Öte yandan bu tür çelişkileri ve gel-gitlerine rağmen Paris’te ve Londra’da olduğu yıllarda Namık Kemal'in Charles Dickens ve Victor Hugo’dan baba-oğul Dumas’lara kadar ne bulduysa okuduğu, Shakespeare’in oyunlarına gittiği (tiyatroda konu-mekân-zaman birliği üstüne yazar), gazetecilik mesleğine kafa yorduğu anlaşılıyor. Times’ı ziyaret edip, baskı kâğıtlarının miktarı ve matbaa makinesinin bir saatlik verimini ölçmesi; Ziya Paşa’yla beraber İngiltere’de çıkan gazete ve dergileri yakından takip etmeleri (Zafername, İngilizlerin ünlü mizah dergisi Punch’ta yayımlanan şiirler ve makalelerden esinlenmiştir) aşina olmadığı kültürü reddeden bir darkafalılıktan ziyade öğrenmeye ve anlamaya çalışan bir Aydınlanmacı tutumu akla getirir. Gelgelelim kadın-erkek ilişkileri, aile, hukuk, siyasal düzen vb. meselelerde Namık Kemal’in Aydınlanmacı tutumu Tanzimat’a özgü ikiliklerle ketlenir.
***
Abdülhak Şinasi Hisar, Geçmiş Zaman Edipleri’nde Meşrutiyet’in ilanında o zamanlar “taşra” denilen vilayetlerden gazetelere Kanun-î Esasi’yi ve hürriyeti tebrik etmek için “vatan ve millet aşkıyla dolu” telgrafların yağdığını ve bütün bu telgrafların Namık Kemal üslubunda olduğunu anlatır. Namık Kemal yazı hayatında “vülgarize etmeden popülerleştirmeyi becerebilen” bir üslubun imkânlarını araştırmış ve sonuçta bunu başarmıştır (bu üslup sonraları Türk edebiyatında denemeci ciddiyeti ile gazeteci yüzeyselliği arasında bir yerde konumlanacaktır). 19. yüzyılda İngiltere’de aynı popülerleştirme marifetini sergileyen Matthew Arnold’ın Namık Kemal’in ilgisini çekmiş olması tesadüf değildir: Yusuf Mardin, Fanton’la Namık Kemal’in Arnold hakkında konuşmayı sevdiklerini aktarıyor. Arnold, meseleleri kolayca anlaşılır kılmasının yanısıra görüşleriyle de Namık Kemal’e ilham vermiş olmalıdır: Meşhur risalesi Kültür ve Anarşi’de radikal değişimlere karşı dinî inançları korumanın gereğinden söz edip, toplumda anarşi yaratan güçleri ancak kültürlü insanların bir dengeye oturtabileceğini savunur; bir filistenizm eleştirisi yaparken eğitimin ve kültürel elitlerin toplumun sürekliliği açısından önemini vurgular. Yusuf Mardin, “medeniyetsiz yaşamak, ecelsiz ölmek gibidir” diyen Namık Kemal’in doğrudan Arnold’dan esinlendiğini ileri sürüyor. Namık Kemal’in eğitim ve dar anlamda “sosyal çevre”nin etkilerini önemsemesinde de 20’li yaşların sonunda okuduğu Matthew Arnold’ın etkisi olabilir. Marksizm’in maddi koşullara verdiği önemin karşısına “eğitim”i çıkartan muhafazakâr Arnold, Namık Kemal’e Osmanlı toplumu açısından epey ilerici görünmüş olmalıdır.
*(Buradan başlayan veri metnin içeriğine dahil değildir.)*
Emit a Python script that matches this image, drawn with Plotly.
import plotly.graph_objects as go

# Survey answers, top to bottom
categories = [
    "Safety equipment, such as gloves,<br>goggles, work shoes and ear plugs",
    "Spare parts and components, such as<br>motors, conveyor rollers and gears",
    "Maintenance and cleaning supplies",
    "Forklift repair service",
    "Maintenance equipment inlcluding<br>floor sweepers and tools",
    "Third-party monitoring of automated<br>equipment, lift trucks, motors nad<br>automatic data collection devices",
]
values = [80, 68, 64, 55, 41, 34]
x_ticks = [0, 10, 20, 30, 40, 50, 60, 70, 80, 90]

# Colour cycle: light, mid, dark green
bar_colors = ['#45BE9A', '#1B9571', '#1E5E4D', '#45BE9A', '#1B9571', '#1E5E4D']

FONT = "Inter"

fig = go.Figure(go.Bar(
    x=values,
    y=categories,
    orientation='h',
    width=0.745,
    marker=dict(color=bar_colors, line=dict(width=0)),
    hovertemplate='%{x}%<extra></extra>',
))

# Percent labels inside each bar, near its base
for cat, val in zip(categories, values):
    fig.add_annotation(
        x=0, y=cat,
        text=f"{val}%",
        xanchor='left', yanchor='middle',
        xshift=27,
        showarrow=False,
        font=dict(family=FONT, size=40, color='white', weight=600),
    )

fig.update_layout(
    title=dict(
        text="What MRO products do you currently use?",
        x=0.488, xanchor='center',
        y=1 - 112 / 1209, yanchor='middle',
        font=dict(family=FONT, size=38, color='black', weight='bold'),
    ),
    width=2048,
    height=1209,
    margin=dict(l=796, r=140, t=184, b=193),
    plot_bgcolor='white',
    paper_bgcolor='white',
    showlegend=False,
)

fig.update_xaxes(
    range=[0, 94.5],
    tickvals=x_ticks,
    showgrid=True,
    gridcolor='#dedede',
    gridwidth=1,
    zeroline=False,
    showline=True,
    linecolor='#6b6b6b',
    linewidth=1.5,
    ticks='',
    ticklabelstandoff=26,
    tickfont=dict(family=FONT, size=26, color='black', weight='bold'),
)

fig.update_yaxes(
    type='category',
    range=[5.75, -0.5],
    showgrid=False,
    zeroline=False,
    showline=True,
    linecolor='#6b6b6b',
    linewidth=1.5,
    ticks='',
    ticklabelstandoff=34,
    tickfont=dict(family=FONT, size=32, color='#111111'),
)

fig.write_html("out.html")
Yusuf Mardin’in kitabı sonuç olarak geç Osmanlı aydınının “Batı’yla karşılaşma”sına ışık tutması bakımından önemli bir çalışma. Londra’da eşitlik, hürriyet, basın özgürlüğü ve işbölümü kadar buhar kuvveti, elektrik akımı ve havagazı üstüne de düşünen Namık Kemal bu ikisini (teknik ve düşünsel gelişmeyi) telif edebilecek bir modernleşme tasavvurunu kabul etmekte epey zorlanır. Yüz elli yıl sonra bu zorluk hâlen aşılabilmiş değil.
* Yusuf Mardin, Namık Kemal'in Londra Yılları, Milliyet Yayınları, 1. Baskı, Nisan 1974.
** Abdülhak Şinasi Hisar, Geçmiş Zaman Edipleri, Selis Kitaplar, 1. Baskı, Şubat 2005 - Namık Kemal bölümü, s. 29-37.